La niña valiente que se hizo flamenca en tierra de mariachis
Andrea Salcedo creció entre rancheras y volcanes. Pero su hermano mayor se enamoró de Paco de Lucía y la convirtió en guitarrista
Qué hace una muchacha que nació en una pequeña ciudad de Jalisco y se crio entre los rascacielos de Chicago convertida en un referente internacional de la guitarra flamenca? La peripecia de Andrea Salcedo es tan insólita y rocambolesca que a ella misma le entra la risa contándola. “La mía es una historia cómica. A veces me miro frente al espejo y me pregunto: ‘¿En qué líos te metiste, Andrea?”, resume. Por ahora, solo les adelantaremos un detalle. La culpa la tuvo Paco de Lucía. O, más en concreto, un anuncio televisivo.
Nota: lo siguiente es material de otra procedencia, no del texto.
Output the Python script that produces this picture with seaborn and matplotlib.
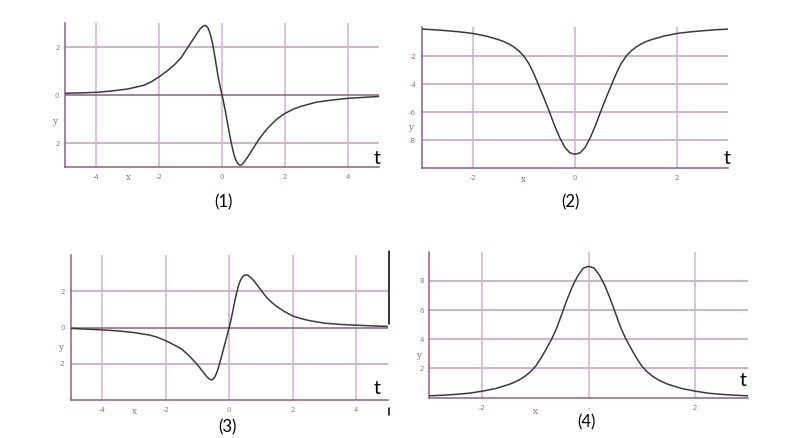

Ciudad Guzmán, unos 120 kilómetros al sur de Guadalajara, México. Año 1993. Un chavalillo de 12 años, Hugo Salcedo, ve en la tele un “comercial” del brandi Don Pedro que protagoniza el genio de Algeciras. Son 30 segundos exactos de sintonía, pero aquel sonoro tintineo le conmueve. E insiste hasta la saciedad a sus padres, un exfutbolista y una exjugadora de voleibol, en que quiere “aprender a tocar como ese señor”. No existe Google y estamos a 9.500 kilómetros del estrecho de Gibraltar, pero tal es su perseverancia que la mamá, Nora Sotelo, acaba encontrando un profesor particular que dice saber algo de flamenco. Dos años más tarde nace Andrea, y su hermano decide compartir con ella su pasión. “Era aún casi un bebé y ya me enseñaba a aplaudir al compás”, dice Andrea días antes de su actuación —13 de diciembre— en el festival Suma Flamenca.
El veneno estaba inoculado. En la tierra chica de la pianista Consuelito Velázquez o del violinista Rubén Fuentes, uno de los grandes genios de los mariachis y las rancheras, la niña Andrea solo tenía oídos para las falsetas flamencas. Iba caminando al colegio, con el imponente volcán Nevado de Colima asomando entre las nubes, y le daba por tararear a Pedro El Granaíno. A los 10 años, toda la familia se mudó a Chicago y allí descubrió al guitarrista Jesús de Araceli, que se convertiría en su mentor. “Para aceptarme como alumna me pidió que le mostrara mis manos. Las sopesó y murmuró: ‘Son elásticas. Adelante”.
No, no es sencillo enamorarse de soleás y seguiriyas en la ciudad del blues, el jazz taciturno y el rock alternativo de Wilco. Y menos con un maestro tan exigente como De Araceli, que no dejaba tomar apuntes para estimular la memoria y la improvisación. Después de cada clase, durante la hora larga en el tren de regreso, ella extraía del bolso la libreta y anotaba todo cuanto recordaba. En 2015, cuando supo del Festival de la Guitarra de Córdoba, comprendió que había llegado el momento de volar.
En todos los sentidos.
—Yo era una muchacha de vida acomodada que ni siquiera había viajado nunca sola. Me despedí de mi familia, pasé el control de seguridad y de pronto me dije: “¿Adónde voy? ¿Cómo funciona esto? ¿Qué hay que hacer ahora?”.
Cuando se instaló en España, solo sabía cocinar quesadillas y hongos salteados con verduras. Y ni siquiera se aclaraba con la conversión entre libras y gramos. “El primer día que pedí un kilo de champiñones, llamé a mi mamá y le dije: ‘Creo que compré hongos para toda la semana”. Hoy, sonriente en su precioso apartamento a 100 metros de la Puerta del Sol, promete preparar chilaquiles y mole para una próxima visita.
Andrea Salcedo desenfunda su guitarra, una joya del taller de Salvador Castillo en Paracho (Michoacán), y muestra un garabato en el borde superior de la caja. Es un autógrafo de Paco de Lucía. Se la firmó en los camerinos del Symphony Center de Chicago en 2012. Llegar hasta él fue una odisea. Y cuando lo consiguió se sintió incapaz de articular una sola palabra. Ahora lo recuerda con su sonrisa sempiterna: “Debí haber aprovechado para contarle la historia de su anuncio del brandi”.